In [None]:
import numpy as np
from sklearn.neighbors import KNeighborsClassifier
from sklearn.model_selection import train_test_split
from sklearn.metrics import accuracy_score
from PIL import Image
import os
from PIL import ImageOps
from sklearn.model_selection import GridSearchCV

# 从指定路径加载图片并将其转换为一维向量的函数
def load_image_from_path(img_path):
    """
    此函数用于打开指定路径的图片，将其转换为灰度图，调整大小为 64x64，然后将图片展平为一维向量

    参数:
    img_path (str): 图片的文件路径

    返回:
    np.array: 展平后的图片一维向量
    """
    img = Image.open(img_path)
    img = img.convert('L')  # 转换为灰度图
    img = img.resize((64, 64))  # 调整大小
    return np.array(img).flatten()  # 展平为一维向量

# 数据增强
def load_image_and_augment(img_path):
    img = Image.open(img_path)
    img = img.convert('L')  
    img = img.resize((64, 64))  
    augmented_images = [img]

    # 水平翻转
    augmented_images.append(ImageOps.mirror(img))

    # 垂直翻转
    augmented_images.append(ImageOps.flip(img))

    # 旋转 90 度
    augmented_images.append(img.rotate(90))

    # 旋转 180 度
    augmented_images.append(img.rotate(180))

    # 旋转 270 度
    augmented_images.append(img.rotate(270))

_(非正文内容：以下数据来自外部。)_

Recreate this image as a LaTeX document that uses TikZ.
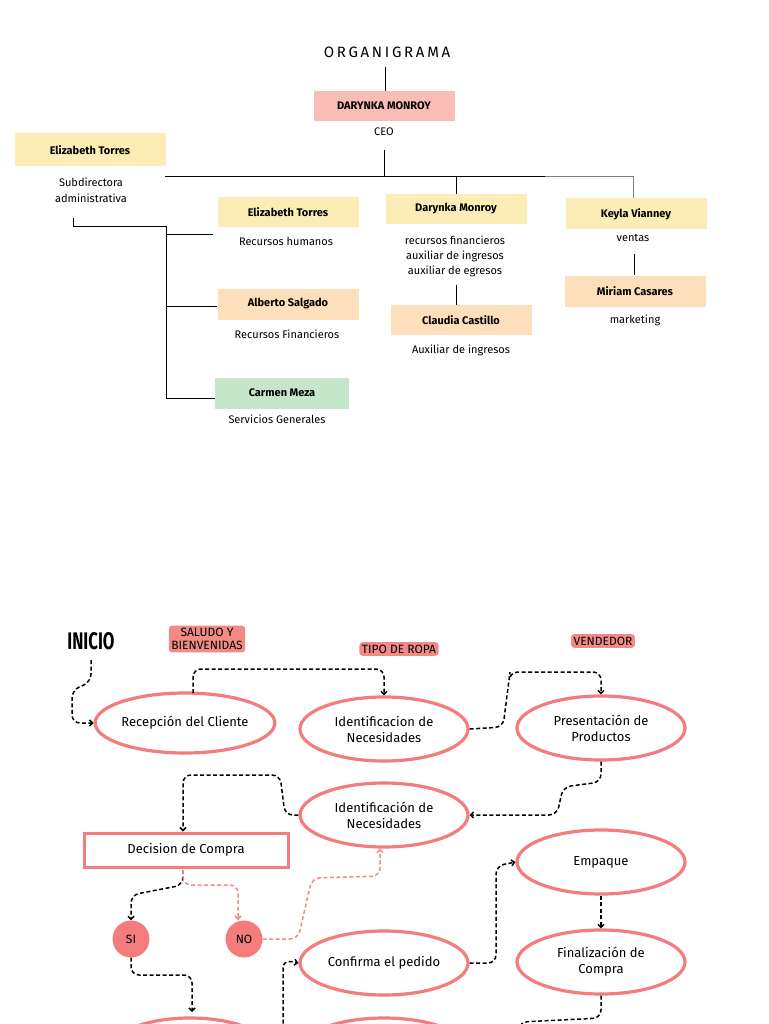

    return [np.array(image).flatten() for image in augmented_images]

# 从指定文件夹加载图片及其对应的标签
def load_images(folder, prefix_to_label):
    """
    此函数用于从指定文件夹加载图片，并根据文件名前缀确定图片的标签

    参数:
    folder (str): 图片所在的文件夹路径
    prefix_to_label (dict): 文件名前缀与对应标签的映射字典

    返回:
    np.array, np.array: 分别为图片数据的数组和对应的标签数组
    """
    images = []
    labels = []
    for filename in os.listdir(folder):
        # 遍历所有可能的标签前缀
        for prefix, label in prefix_to_label.items():
            # 检查文件名是否包含当前前缀
            if prefix in filename:
                img_path = os.path.join(folder, filename)
                augmented_images = load_image_and_augment(img_path)
                images.extend(augmented_images)
                labels.extend([label] * len(augmented_images))
                break
    return np.array(images), np.array(labels)

# 定义文件名前缀与标签的对应关系
prefix_to_label = {'cat.': 0, 'dog.': 1}

# 加载所有数据
all_images, all_labels = load_images('D:\\30877\\Documents\\archive\\PetImages', prefix_to_label)

# 划分训练集和测试集
train_images, test_images, train_labels, test_labels = train_test_split(all_images, all_labels, test_size=0.2, random_state=42)

# 超参数搜索
param_grid = {'n_neighbors': list(range(1, 11))}
grid_search = GridSearchCV(KNeighborsClassifier(), param_grid, cv=5)
grid_search.fit(train_images, train_labels)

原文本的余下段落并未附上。